Another advanced scenario is statistical derating. Instead of using a single ambient temperature, you can take the 99th percentile of your site’s temperature distribution, ensuring the system works during extreme heat. When running multi-year financial models, Monte Carlo simulations provide probabilistic margins: the system can output rated power only X% of the time. Our calculator’s chart demonstrates how different temperature points degrade output, giving stakeholders a visual anchor to support procurement decisions.

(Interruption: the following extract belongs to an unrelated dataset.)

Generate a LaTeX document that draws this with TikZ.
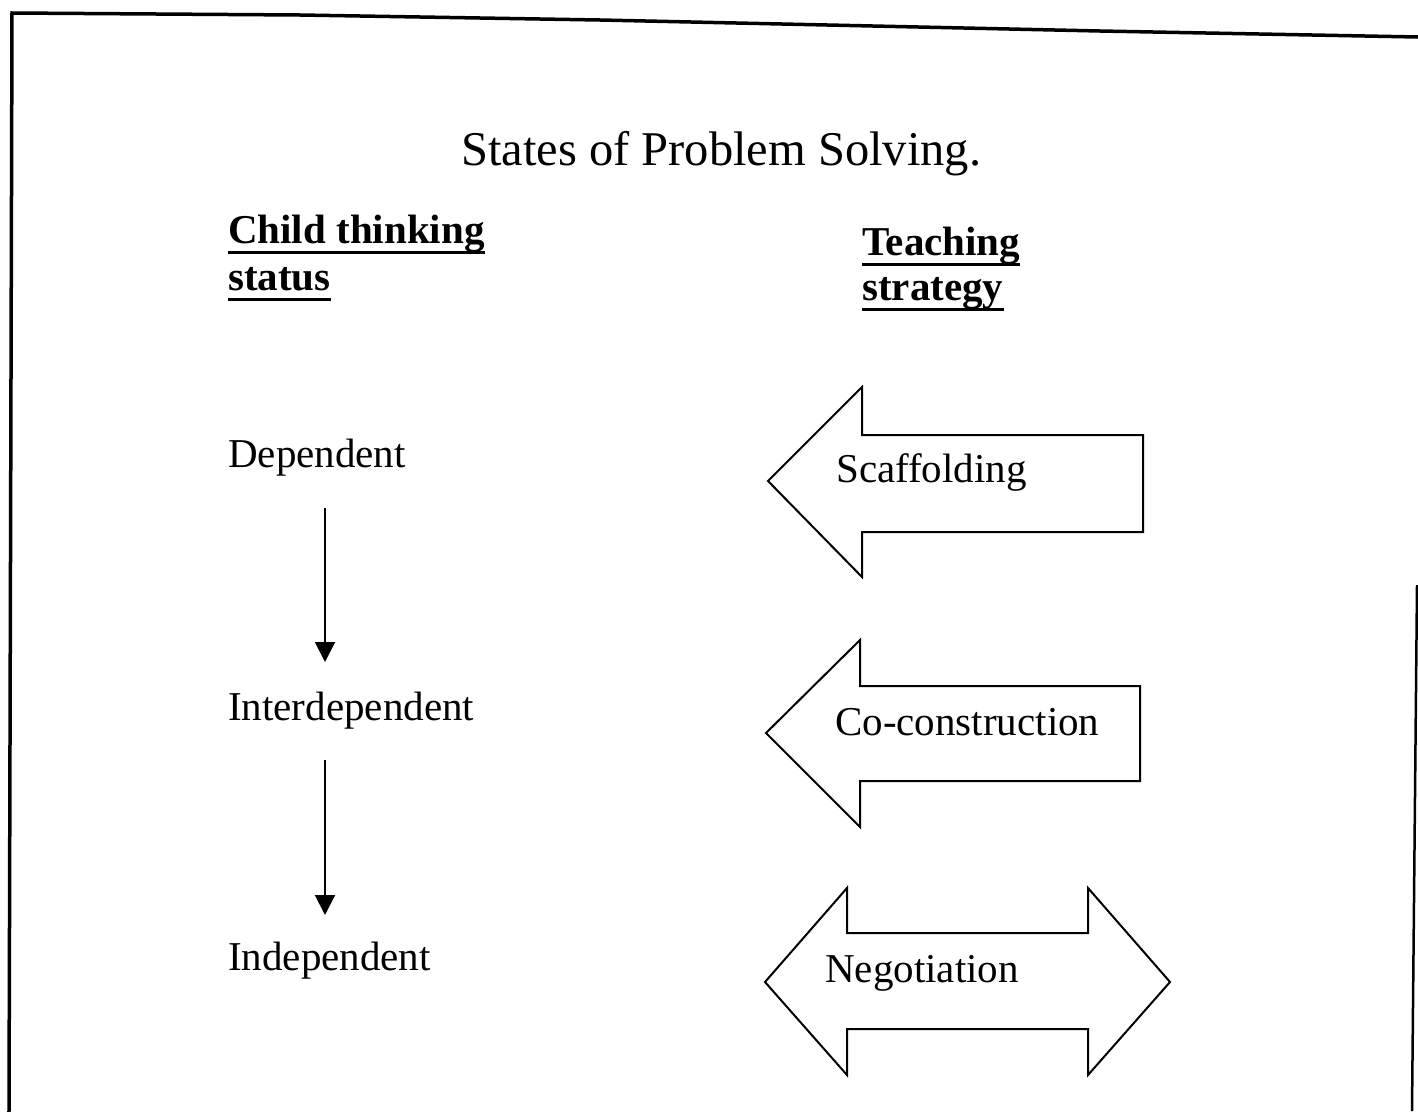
\documentclass[tikz,border=0pt]{standalone}
\usepackage{fontspec}
\setmainfont{Liberation Serif}
\usetikzlibrary{arrows.meta}
\begin{document}
\begin{tikzpicture}[x=1pt,y=-1pt,
  lbl/.style={anchor=base west,inner sep=0pt,font=\fontsize{41}{49}\selectfont},
  hdr/.style={lbl,font=\fontsize{41}{49}\selectfont\bfseries},
  blk/.style={draw=black,line width=2pt,line join=miter},
  flow/.style={line width=2pt,-{Triangle[length=20pt,width=20pt]}},
  frame/.style={line width=3.5pt,line cap=rect}]
\useasboundingbox (0,0) rectangle (1418,1111);

% page frame
\draw[frame] (9,1111) -- (12,13) -- (300,15) -- (600,20) -- (1100,31) -- (1418,37);
\draw[line width=2.5pt] (1417,585) -- (1412,1111);

% title and column headings
\node[anchor=base west,inner sep=0pt,font=\fontsize{48.5}{58}\selectfont] (title) at (461,165) {States of Problem Solving.};
\node[hdr] (chA) at (228,243) {Child thinking};
\node[hdr] (chB) at (228,290) {status};
\node[hdr] (tsA) at (862,255) {Teaching};
\node[hdr] (tsB) at (862,300) {strategy};
\foreach \n in {chA,chB,tsA,tsB}
  \draw[line width=3pt] ([yshift=-9pt]\n.base west) -- ([yshift=-9pt]\n.base east);

% thinking states
\node[lbl] (dep) at (228,467) {Dependent};
\node[lbl] (inter) at (228,720) {Interdependent};
\node[lbl] (indep) at (228,970) {Independent};
\path (dep.base west) ++(97,41) coordinate (a1s);
\path (inter.base west) ++(97,-58) coordinate (a1e);
\path (inter.base west) ++(97,40) coordinate (a2s);
\path (indep.base west) ++(97,-55) coordinate (a2e);
\draw[flow] (a1s) -- (a1e);
\draw[flow] (a2s) -- (a2e);

% teaching strategies as block arrows
\draw[blk] (768,481) -- (862,387) -- (862,435) -- (1143,435) -- (1143,532)
  -- (862,532) -- (862,577) -- cycle;
\node[lbl] (scaf) at (836,482) {Scaffolding};

\draw[blk] (766,733) -- (860,640) -- (860,686) -- (1140,686) -- (1140,781)
  -- (860,781) -- (860,827) -- cycle;
\node[lbl] (cocon) at (835,735) {Co-construction};

\draw[blk] (765,982) -- (847,888) -- (847,933) -- (1088,933) -- (1088,888)
  -- (1170,982) -- (1088,1075) -- (1088,1029) -- (847,1029) -- (847,1075) -- cycle;
\node[lbl] (nego) at (825,982) {Negotiation};
\end{tikzpicture}
\end{document}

Monitoring and Continuous Improvement

Once a facility is commissioned, commissioning engineers should validate the derating assumptions by comparing predicted versus actual output. Installing sensors for temperature, vibration, and current allows you to update derating coefficients over time. Some digital twins automatically adjust derating factors in real-time to avert overloads. For instance, an industrial microgrid may automatically reduce load on a solar inverter when the cabinet temperature climbs above 50 °C. Proactive adjustments prevent nuisance trips, extend asset life, and align with reliability standards such as IEEE 1547 for distributed energy resources.

Case Study Data

Asset	Rated Capacity	Measured Ambient (°C)	Altitude (m)	Measured Output	Derived Derating Factor
Diesel Generator A	2000 kW	38	900	1836 kW	91.8%
Solar Inverter B	750 kW	42	50	692 kW	92.3%
Battery PCS C	1000 kW	30	20	985 kW	98.5%
Air Compressor D	500 kW	47	1200	428 kW	85.6%

These field measurements highlight how real assets behave differently. Note the air compressor operating in a high-temperature, high-altitude environment. Even though compressors often incorporate aftercoolers, ambient air of 47 °C makes it challenging to maintain design point, forcing a 14.4% reduction.

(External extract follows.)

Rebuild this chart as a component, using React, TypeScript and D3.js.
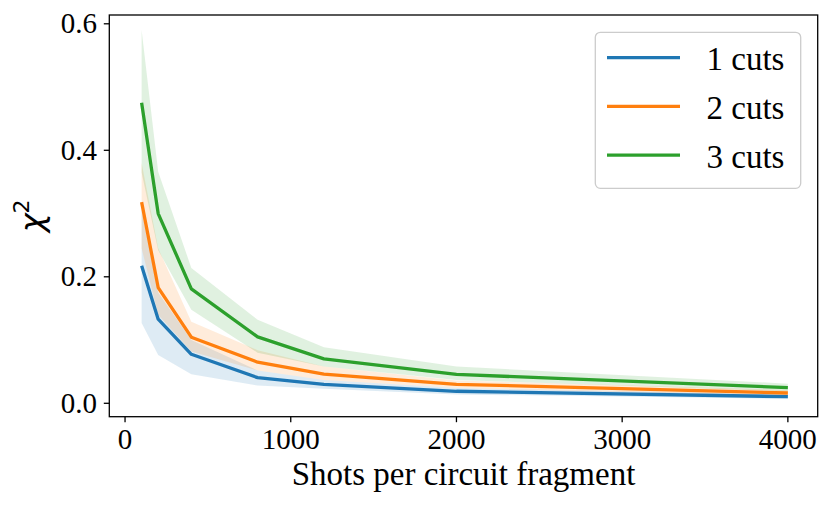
import React from "react";
import * as d3 from "d3";

const shots = [100, 200, 400, 800, 1200, 2000, 4000];
const seriesNames = ["1 cuts", "2 cuts", "3 cuts"];
const colors = ["#1f77b4", "#ff7f0e", "#2ca02c"];

const mean1 = [0.2175, 0.133, 0.0775, 0.0405, 0.030, 0.0190, 0.0105];
const low1 = [0.127, 0.0765, 0.046, 0.028, 0.023, 0.014, 0.007];
const high1 = [0.305, 0.175, 0.100, 0.052, 0.037, 0.024, 0.014];

const mean2 = [0.318, 0.183, 0.1045, 0.065, 0.046, 0.030, 0.0163];
const low2 = [0.245, 0.140, 0.082, 0.052, 0.037, 0.024, 0.012];
const high2 = [0.380, 0.245, 0.129, 0.084, 0.058, 0.036, 0.021];

const mean3 = [0.475, 0.300, 0.181, 0.105, 0.0703, 0.0458, 0.0247];
const low3 = [0.365, 0.242, 0.148, 0.080, 0.058, 0.037, 0.019];
const high3 = [0.590, 0.366, 0.214, 0.132, 0.0885, 0.058, 0.031];

const xTicks = [0, 1000, 2000, 3000, 4000];
const yTicks = [0.0, 0.2, 0.4, 0.6];

const means = [mean1, mean2, mean3];
const lows = [low1, low2, low3];
const highs = [high1, high2, high3];

const W = 831;
const H = 508;
const left = 109.3;
const right = 817.7;
const top = 15;
const bottom = 416.7;

export default function App() {
  const x = d3.scaleLinear().domain([-95, 4180]).range([left, right]);
  const y = d3.scaleLinear().domain([-0.0212, 0.6139]).range([bottom, top]);

  const line = d3
    .line<[number, number]>()
    .x((d) => x(d[0]))
    .y((d) => y(d[1]));
  const area = d3
    .area<[number, number, number]>()
    .x((d) => x(d[0]))
    .y0((d) => y(d[1]))
    .y1((d) => y(d[2]));

  const serif = "'Liberation Serif', 'Times New Roman', serif";

  return (
    <svg
      width={W}
      height={H}
      viewBox={`0 0 ${W} ${H}`}
      style={{ position: "absolute", left: 0, top: 0, background: "#fff" }}
    >
      <rect x={0} y={0} width={W} height={H} fill="#fff" />
      <defs>
        <clipPath id="plotclip">
          <rect x={left} y={top} width={right - left} height={bottom - top} />
        </clipPath>
      </defs>
      <g clipPath="url(#plotclip)">
        {means.map((m, i) => (
          <path
            key={"a" + i}
            d={area(shots.map((s, j) => [s, lows[i][j], highs[i][j]]) as any) || ""}
            fill={colors[i]}
            fillOpacity={0.15}
            stroke="none"
          />
        ))}
        {means.map((m, i) => (
          <path
            key={"l" + i}
            d={line(shots.map((s, j) => [s, m[j]]) as any) || ""}
            fill="none"
            stroke={colors[i]}
            strokeWidth={3.3}
            strokeLinejoin="round"
            strokeLinecap="butt"
          />
        ))}
      </g>
      {/* spines */}
      <rect
        x={left}
        y={top}
        width={right - left}
        height={bottom - top}
        fill="none"
        stroke="#000"
        strokeWidth={1.3}
      />
      {/* x ticks */}
      {xTicks.map((t) => (
        <g key={"xt" + t}>
          <line x1={x(t)} x2={x(t)} y1={bottom} y2={bottom + 5.5} stroke="#000" strokeWidth={1.3} />
          <text
            x={x(t)}
            y={449.3}
            textAnchor="middle"
            fontFamily={serif}
            fontSize={29}
            fill="#000"
          >
            {t}
          </text>
        </g>
      ))}
      {/* y ticks */}
      {yTicks.map((t) => (
        <g key={"yt" + t}>
          <line x1={left - 5.5} x2={left} y1={y(t)} y2={y(t)} stroke="#000" strokeWidth={1.3} />
          <text
            x={97}
            y={y(t) + 9.5}
            textAnchor="end"
            fontFamily={serif}
            fontSize={29}
            fill="#000"
          >
            {t.toFixed(1)}
          </text>
        </g>
      ))}
      {/* x label */}
      <text
        x={(left + right) / 2}
        y={485}
        textAnchor="middle"
        fontFamily={serif}
        fontSize={33}
        fill="#000"
      >
        Shots per circuit fragment
      </text>
      {/* y label */}
      <text
        transform={`translate(43, ${(top + bottom) / 2}) rotate(-90)`}
        textAnchor="middle"
        fontFamily="'DejaVu Sans', sans-serif"
        fontSize={32}
        fill="#000"
      >
        <tspan fontStyle="italic">χ</tspan>
        <tspan fontSize={22} dy={-14}>2</tspan>
      </text>
      {/* legend */}
      <rect
        x={595.3}
        y={32.3}
        width={205.4}
        height={156}
        rx={5}
        ry={5}
        fill="#fff"
        fillOpacity={0.8}
        stroke="#cccccc"
        strokeWidth={1.3}
      />
      {seriesNames.map((name, i) => {
        const ly = 57.7 + i * 48.7;
        return (
          <g key={"lg" + i}>
            <line x1={607} x2={680} y1={ly} y2={ly} stroke={colors[i]} strokeWidth={3.3} />
            <text
              x={706.5}
              y={ly + 12.5}
              fontFamily={serif}
              fontSize={33}
              fill="#000"
            >
              {name}
            </text>
          </g>
        );
      })}
    </svg>
  );
}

Benefits of Accurate Derating

• Safety Compliance: Derating ensures components do not exceed thermal limits, reducing fire risk.
• Longer Equipment Life: Lower operating temperatures slow insulation aging and solder fatigue.
• Improved Reliability: Systems designed with proper derating maintain availability during extreme weather.
• Financial Accuracy: Procurement budgets and energy projections remain realistic.
• Regulatory Alignment: Many inspection bodies verify derating calculations before approving installations.

In summary, calculating and documenting the derating factor involves combining temperature, altitude, and humidity corrections, aligning them with recognized standards, and verifying with field data. Use tools like the calculator above to streamline the process, but always ground your coefficients in authoritative references and real-world measurements.